Gen. Grant, having effected a junction with the gunboats below Vicksburg, next determined to turn the works at Grand Gulf, which defended the mouth of the Big Black River, by landing at a point lower down the river.
Accordingly he marched by its right flank, crossed opposite Bruinsburg, and on the 30th April landed on the left bank, and immediately pushed forward towards Port Gibson, a small town near the mouth of the Big Black River.
Gen. Pemberton, who appeared to have been at last aroused to a sense of the danger of his position, telegraphed the news of Grant's movement to Gen. Johnston, nominally commanding the Western armies, and then at Tullahona with Bragg.
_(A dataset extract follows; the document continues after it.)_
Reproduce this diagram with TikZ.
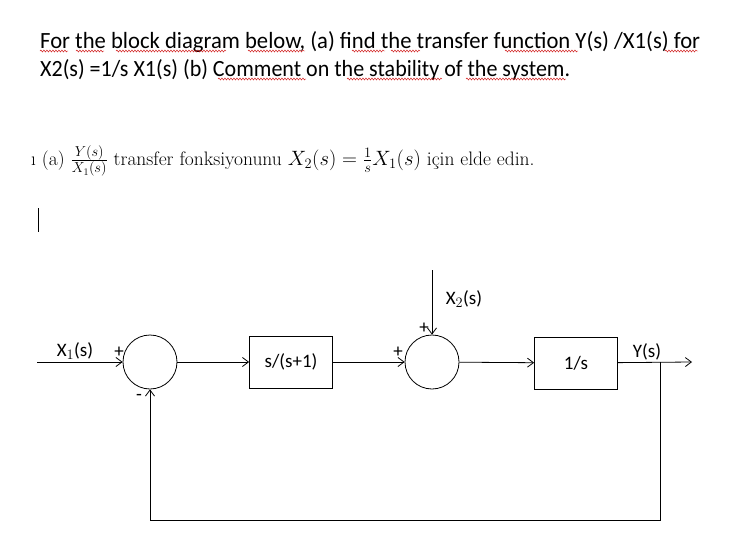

He received orders to attack at once.
Gen. Johnston despatched: “If Grant crosses the river, unite all your troops to beat him. Success will give back what was abandoned to win it.”
It was the critical opportunity of the campaign.
Grant had landed with about 50,000 men. By drawing all his forces from different posts, leaving only enough in Vicksburg to answer Porter's chronic bombardment, Gen. Pemberton could have concentrated nearly 40,000 troops, and these, with the advantage of a difficult country, and with slight field-works, might at all events have delayed Grant until Vicksburg was provisioned, and Johnston had arrived with reinforcements.
But we shall see that the bewildered commander, without the resolution to risk a decisive battle, committed the unpardonable errour of allowing his army to be cut up in detail by an enemy with massed forces.